Data supplied:
= = =

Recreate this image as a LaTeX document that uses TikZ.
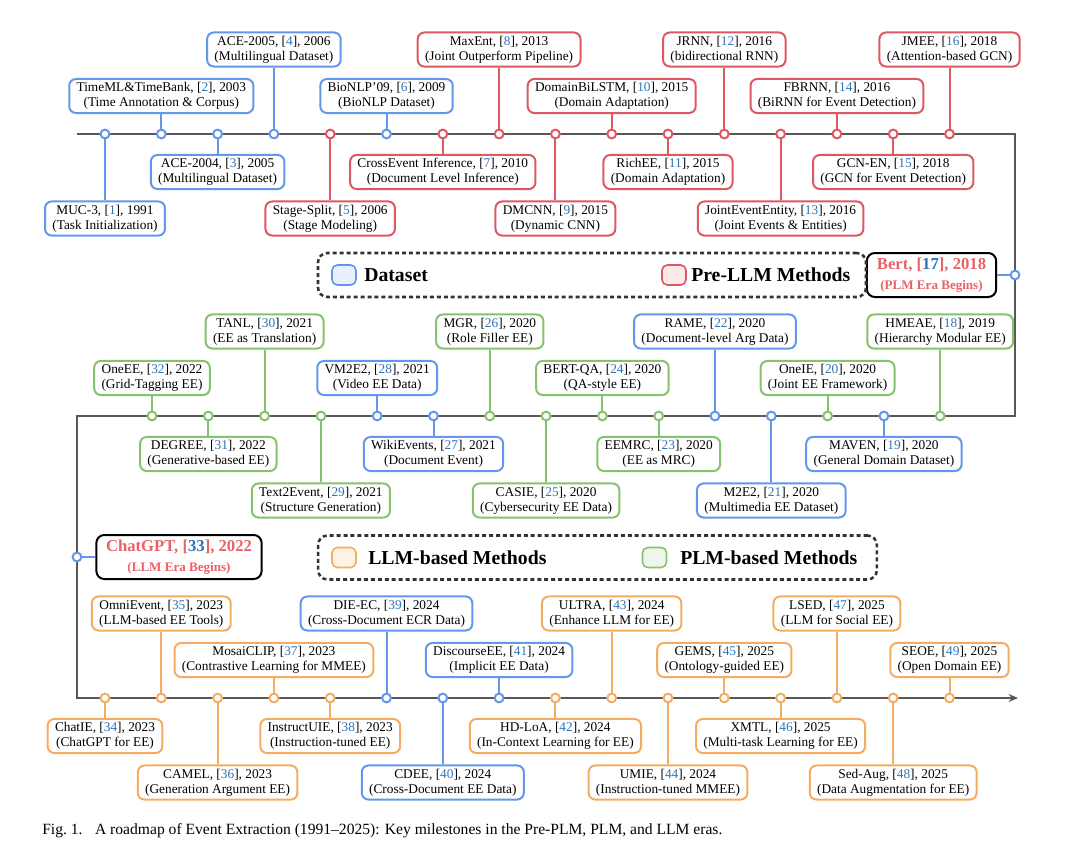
\documentclass[tikz,border=0pt]{standalone}
\usepackage{fontspec}
\setmainfont{Liberation Serif}
\usetikzlibrary{arrows.meta}
\definecolor{dsblue}{RGB}{100,150,235}
\definecolor{prered}{RGB}{222,88,98}
\definecolor{plmgreen}{RGB}{132,194,108}
\definecolor{llmorange}{RGB}{246,172,96}
\definecolor{citeblue}{RGB}{45,115,185}
\definecolor{erared}{RGB}{232,98,104}
\definecolor{tlgray}{RGB}{88,88,88}
\definecolor{dsfill}{RGB}{233,240,253}
\definecolor{prefill}{RGB}{252,233,234}
\definecolor{llmfill}{RGB}{254,241,229}
\definecolor{plmfill}{RGB}{238,246,234}
\newcommand\cn[1]{{\color{citeblue}#1}}
\newcommand\ev[6]{%
  \node[tdot,#5] (d#1) at (#2,#3) {};
  \node[evt,#5] (#1) at (#2,#4) {#6};
  \draw[conn,#5] (d#1) -- (#1);
}
\tikzset{
  ds/.style={draw=dsblue},
  pre/.style={draw=prered},
  plm/.style={draw=plmgreen},
  llm/.style={draw=llmorange},
  evt/.style={rounded corners=5pt, line width=1.5pt, fill=white, align=center,
    inner xsep=5.5pt, inner ysep=2.6pt, font=\fontsize{10}{11.25}\selectfont},
  tdot/.style={circle, fill=white, line width=1.5pt, minimum size=6.6pt, inner sep=0pt},
  conn/.style={line width=1.5pt},
  tl/.style={line width=2.1pt, draw=tlgray},
  era/.style={draw=black, line width=1.5pt, rounded corners=6pt, fill=white, align=center,
    text=erared, font=\fontsize{12.5}{15.5}\selectfont\bfseries, inner sep=0pt, minimum height=33pt},
  legbox/.style={draw=black!80, line width=1.9pt, dash pattern=on 3pt off 2.2pt, rounded corners=7pt,
    minimum height=33pt, inner sep=0pt},
  swatch/.style={rounded corners=4pt, line width=1.2pt, minimum width=18pt, minimum height=15pt, inner sep=0pt},
  legtext/.style={anchor=west, inner sep=0pt, font=\fontsize{14.8}{16}\selectfont\bfseries},
}
\begin{document}
\begin{tikzpicture}[x=0.75pt,y=-0.75pt]
\useasboundingbox (0,0) rectangle (1080,852);
% timeline
\coordinate (s1) at (77,134);
\coordinate (c1) at (1015,134);
\coordinate (c2) at (1015,416);
\coordinate (c3) at (77,416);
\coordinate (c4) at (77,698);
\coordinate (e1) at (1018,698);
\draw[tl,-{Stealth[length=7pt,width=6pt]}] (s1) -- (c1) -- (c2) -- (c3) -- (c4) -- (e1);

% line 1
\ev{muc}{105}{134}{218.5}{ds}{MUC-3, [\cn{1}], 1991\\(Task Initialization)}
\ev{timeml}{161.3}{134}{96}{ds}{TimeML\&TimeBank, [\cn{2}], 2003\\(Time Annotation \& Corpus)}
\ev{ace04}{217.6}{134}{172}{ds}{ACE-2004, [\cn{3}], 2005\\(Multilingual Dataset)}
\ev{ace05}{273.9}{134}{49.5}{ds}{ACE-2005, [\cn{4}], 2006\\(Multilingual Dataset)}
\ev{stage}{330.2}{134}{218.5}{pre}{Stage-Split, [\cn{5}], 2006\\(Stage Modeling)}
\ev{bionlp}{386.5}{134}{96}{ds}{BioNLP'09, [\cn{6}], 2009\\(BioNLP Dataset)}
\ev{cross}{442.8}{134}{172}{pre}{CrossEvent Inference, [\cn{7}], 2010\\(Document Level Inference)}
\ev{maxent}{499.1}{134}{49.5}{pre}{MaxEnt, [\cn{8}], 2013\\(Joint Outperform Pipeline)}
\ev{dmcnn}{555.4}{134}{218.5}{pre}{DMCNN, [\cn{9}], 2015\\(Dynamic CNN)}
\ev{dombi}{611.7}{134}{96}{pre}{DomainBiLSTM, [\cn{10}], 2015\\(Domain Adaptation)}
\ev{richee}{668}{134}{172}{pre}{RichEE, [\cn{11}], 2015\\(Domain Adaptation)}
\ev{jrnn}{724.3}{134}{49.5}{pre}{JRNN, [\cn{12}], 2016\\(bidirectional RNN)}
\ev{jee}{780.6}{134}{218.5}{pre}{JointEventEntity, [\cn{13}], 2016\\(Joint Events \& Entities)}
\ev{fbrnn}{836.9}{134}{96}{pre}{FBRNN, [\cn{14}], 2016\\(BiRNN for Event Detection)}
\ev{gcnen}{893.2}{134}{172}{pre}{GCN-EN, [\cn{15}], 2018\\(GCN for Event Detection)}
\ev{jmee}{949.5}{134}{49.5}{pre}{JMEE, [\cn{16}], 2018\\(Attention-based GCN)}

% line 2
\ev{oneee}{152}{416}{378}{plm}{OneEE, [\cn{32}], 2022\\(Grid-Tagging EE)}
\ev{degree}{208.3}{416}{454}{plm}{DEGREE, [\cn{31}], 2022\\(Generative-based EE)}
\ev{tanl}{264.6}{416}{331.5}{plm}{TANL, [\cn{30}], 2021\\(EE as Translation)}
\ev{ttoe}{320.9}{416}{500.5}{plm}{Text2Event, [\cn{29}], 2021\\(Structure Generation)}
\ev{vmee}{377.2}{416}{378}{ds}{VM2E2, [\cn{28}], 2021\\(Video EE Data)}
\ev{wiki}{433.5}{416}{454}{ds}{WikiEvents, [\cn{27}], 2021\\(Document Event)}
\ev{mgr}{489.8}{416}{331.5}{plm}{MGR, [\cn{26}], 2020\\(Role Filler EE)}
\ev{casie}{546.1}{416}{500.5}{plm}{CASIE, [\cn{25}], 2020\\(Cybersecurity EE Data)}
\ev{bertqa}{602.4}{416}{378}{plm}{BERT-QA, [\cn{24}], 2020\\(QA-style EE)}
\ev{eemrc}{658.7}{416}{454}{plm}{EEMRC, [\cn{23}], 2020\\(EE as MRC)}
\ev{rame}{715}{416}{331.5}{ds}{RAME, [\cn{22}], 2020\\(Document-level Arg Data)}
\ev{mtee}{771.3}{416}{500.5}{ds}{M2E2, [\cn{21}], 2020\\(Multimedia EE Dataset)}
\ev{oneie}{827.6}{416}{378}{plm}{OneIE, [\cn{20}], 2020\\(Joint EE Framework)}
\ev{maven}{883.9}{416}{454}{ds}{MAVEN, [\cn{19}], 2020\\(General Domain Dataset)}
\ev{hmeae}{940.2}{416}{331.5}{plm}{HMEAE, [\cn{18}], 2019\\(Hierarchy Modular EE)}

% line 3
\ev{chatie}{105}{698}{736}{llm}{ChatIE, [\cn{34}], 2023\\(ChatGPT for EE)}
\ev{omni}{161.3}{698}{613.5}{llm}{OmniEvent, [\cn{35}], 2023\\(LLM-based EE Tools)}
\ev{camel}{217.6}{698}{782.5}{llm}{CAMEL, [\cn{36}], 2023\\(Generation Argument EE)}
\ev{mosai}{273.9}{698}{660}{llm}{MosaiCLIP, [\cn{37}], 2023\\(Contrastive Learning for MMEE)}
\ev{iuie}{330.2}{698}{736}{llm}{InstructUIE, [\cn{38}], 2023\\(Instruction-tuned EE)}
\ev{dieec}{386.5}{698}{613.5}{ds}{DIE-EC, [\cn{39}], 2024\\(Cross-Document ECR Data)}
\ev{cdee}{442.8}{698}{782.5}{ds}{CDEE, [\cn{40}], 2024\\(Cross-Document EE Data)}
\ev{disc}{499.1}{698}{660}{ds}{DiscourseEE, [\cn{41}], 2024\\(Implicit EE Data)}
\ev{hdloa}{555.4}{698}{736}{llm}{HD-LoA, [\cn{42}], 2024\\(In-Context Learning for EE)}
\ev{ultra}{611.7}{698}{613.5}{llm}{ULTRA, [\cn{43}], 2024\\(Enhance LLM for EE)}
\ev{umie}{668}{698}{782.5}{llm}{UMIE, [\cn{44}], 2024\\(Instruction-tuned MMEE)}
\ev{gems}{724.3}{698}{660}{llm}{GEMS, [\cn{45}], 2025\\(Ontology-guided EE)}
\ev{xmtl}{780.6}{698}{736}{llm}{XMTL, [\cn{46}], 2025\\(Multi-task Learning for EE)}
\ev{lsed}{836.9}{698}{613.5}{llm}{LSED, [\cn{47}], 2025\\(LLM for Social EE)}
\ev{sedaug}{893.2}{698}{782.5}{llm}{Sed-Aug, [\cn{48}], 2025\\(Data Augmentation for EE)}
\ev{seoe}{949.5}{698}{660}{llm}{SEOE, [\cn{49}], 2025\\(Open Domain EE)}

% era nodes
\node[era, minimum width=97pt] (bert) at (931.5,275) {Bert, [\cn{17}], 2018\\{\fontsize{9.8}{11}\selectfont(PLM Era Begins)}};
\node[tdot,ds] (dbert) at (1015,275) {};
\draw[conn,ds] (dbert) -- (bert);
\node[era, minimum width=124pt] (chatgpt) at (179,557) {ChatGPT, [\cn{33}], 2022\\{\fontsize{9.8}{11}\selectfont(LLM Era Begins)}};
\node[tdot,ds] (dchat) at (77,557) {};
\draw[conn,ds] (dchat) -- (chatgpt);

% legend 1
\node[legbox, minimum width=411pt] (leg1) at (592,275) {};
\node[swatch, draw=dsblue, fill=dsfill] (swds) at (344,275) {};
\node[legtext] (tds) at (364,275) {Dataset};
\node[swatch, draw=prered, fill=prefill] (swpre) at (674,275) {};
\node[legtext] (tpre) at (691,275) {Pre-LLM Methods};

% legend 2
\node[legbox, minimum width=419pt] (leg2) at (597.5,557.5) {};
\node[swatch, draw=llmorange, fill=llmfill] (swllm) at (344,557.5) {};
\node[legtext] (tllm) at (368,557.5) {LLM-based Methods};
\node[swatch, draw=plmgreen, fill=plmfill] (swplm) at (654.5,557.5) {};
\node[legtext] (tplm) at (680,557.5) {PLM-based Methods};

% caption
\node[anchor=west, inner sep=0pt, font=\fontsize{11.7}{13}\selectfont] (cap) at (42,831)
  {Fig.~1.\hspace{0.8em}A roadmap of Event Extraction (1991--2025): Key milestones in the Pre-PLM, PLM, and LLM eras.};
\end{tikzpicture}
\end{document}
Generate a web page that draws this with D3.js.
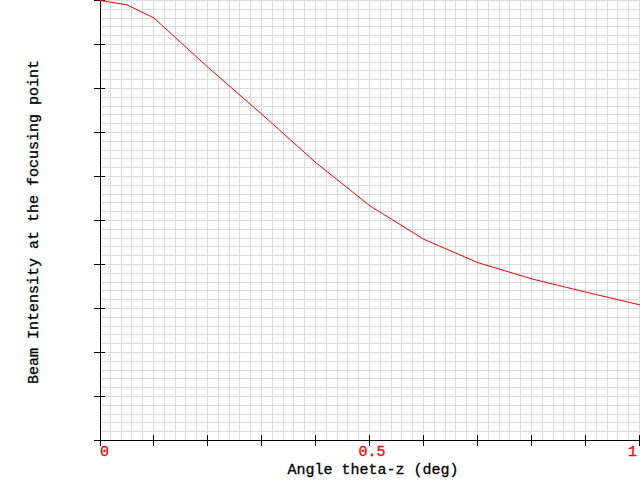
<!DOCTYPE html>
<html><head><meta charset="utf-8">
<script src="https://cdn.jsdelivr.net/npm/d3@7"></script>
<style>html,body{margin:0;padding:0;background:#fff;}svg{display:block;}</style>
</head><body>
<svg id="c" width="640" height="480"></svg>
<script>
const angles = [0, 0.05, 0.1, 0.2, 0.3, 0.4, 0.5, 0.6, 0.7, 0.8, 0.9, 1.0];
const intensity = [0.999, 0.989, 0.959, 0.847, 0.740, 0.630, 0.532, 0.456, 0.403, 0.366, 0.336, 0.307];
const xTickLabels = [{v:0, t:"0"}, {v:0.5, t:"0.5"}, {v:1, t:"1"}];
const xTitle = "Angle theta-z (deg)";
const yTitle = "Beam Intensity at the focusing point";

const svg = d3.select("#c");
const L = 100, R = 640, T = 0, B = 440;
const x = d3.scaleLinear().domain([0, 1]).range([L, R]);
const y = d3.scaleLinear().domain([0, 1]).range([B, T]);
const font = "'Liberation Mono', 'DejaVu Sans Mono', monospace";

// grid
const g = svg.append("g").attr("shape-rendering", "crispEdges");
const minorX = d3.range(1, 51).map(i => i / 50);
const minorY = d3.range(1, 51).map(i => i / 50);
g.selectAll(".gx").data(minorX).join("line")
  .attr("x1", d => Math.round(x(d)) - 0.5).attr("x2", d => Math.round(x(d)) - 0.5)
  .attr("y1", T).attr("y2", B).attr("stroke", "#dcdcdc");
g.selectAll(".gy").data(minorY).join("line")
  .attr("y1", d => Math.round(y(d)) + 0.5).attr("y2", d => Math.round(y(d)) + 0.5)
  .attr("x1", L).attr("x2", R).attr("stroke", "#dcdcdc");

// axes
const a = svg.append("g").attr("shape-rendering", "crispEdges").attr("stroke", "#000");
a.append("line").attr("x1", L - 6).attr("x2", R).attr("y1", B + 0.5).attr("y2", B + 0.5);
a.append("line").attr("x1", L + 0.5).attr("x2", L + 0.5).attr("y1", T).attr("y2", B + 6);
const majorX = d3.range(1, 11).map(i => i / 10);
a.selectAll(".tx").data(majorX).join("line")
  .attr("x1", d => Math.round(x(d)) - 0.5).attr("x2", d => Math.round(x(d)) - 0.5)
  .attr("y1", B - 5).attr("y2", B + 6);
const majorY = d3.range(1, 11).map(i => i / 10);
a.selectAll(".ty").data(majorY).join("line")
  .attr("y1", d => Math.round(y(d)) + 0.5).attr("y2", d => Math.round(y(d)) + 0.5)
  .attr("x1", L - 6).attr("x2", L + 5);

// curve
svg.append("path")
  .datum(angles.map((d, i) => [d, intensity[i]]))
  .attr("fill", "none").attr("stroke", "#f00").attr("stroke-width", 1)
  .attr("d", d3.line().x(d => x(d[0])).y(d => y(d[1])));

// tick labels
const anchors = ["start", "middle", "end"];
const offs = [0, 2, -3];
svg.selectAll(".xl").data(xTickLabels).join("text")
  .attr("x", (d, i) => x(d.v) + offs[i]).attr("y", 456)
  .attr("text-anchor", (d, i) => anchors[i])
  .attr("font-family", font).attr("font-size", 15).attr("fill", "#f00")
  .attr("stroke", "#f00").attr("stroke-width", 0.3)
  .text(d => d.t);

svg.append("text").attr("x", 373).attr("y", 474).attr("text-anchor", "middle")
  .attr("font-family", font).attr("font-size", 15).attr("fill", "#000")
  .attr("stroke", "#000").attr("stroke-width", 0.3).text(xTitle);
svg.append("text").attr("transform", "translate(38,222) rotate(-90)").attr("text-anchor", "middle")
  .attr("font-family", font).attr("font-size", 15).attr("fill", "#000")
  .attr("stroke", "#000").attr("stroke-width", 0.3).text(yTitle);
</script>
</body></html>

= = =

Short problem: Retype only the lines above from the one with "Generate a web" through the one with "Mono', 'DejaVu Sans", exactly and with both ends. Images stay out.

Response for this exercise:
Generate a web page that draws this with D3.js.
<!DOCTYPE html>
<html><head><meta charset="utf-8">
<script src="https://cdn.jsdelivr.net/npm/d3@7"></script>
<style>html,body{margin:0;padding:0;background:#fff;}svg{display:block;}</style>
</head><body>
<svg id="c" width="640" height="480"></svg>
<script>
const angles = [0, 0.05, 0.1, 0.2, 0.3, 0.4, 0.5, 0.6, 0.7, 0.8, 0.9, 1.0];
const intensity = [0.999, 0.989, 0.959, 0.847, 0.740, 0.630, 0.532, 0.456, 0.403, 0.366, 0.336, 0.307];
const xTickLabels = [{v:0, t:"0"}, {v:0.5, t:"0.5"}, {v:1, t:"1"}];
const xTitle = "Angle theta-z (deg)";
const yTitle = "Beam Intensity at the focusing point";

const svg = d3.select("#c");
const L = 100, R = 640, T = 0, B = 440;
const x = d3.scaleLinear().domain([0, 1]).range([L, R]);
const y = d3.scaleLinear().domain([0, 1]).range([B, T]);
const font = "'Liberation Mono', 'DejaVu Sans Mono', monospace";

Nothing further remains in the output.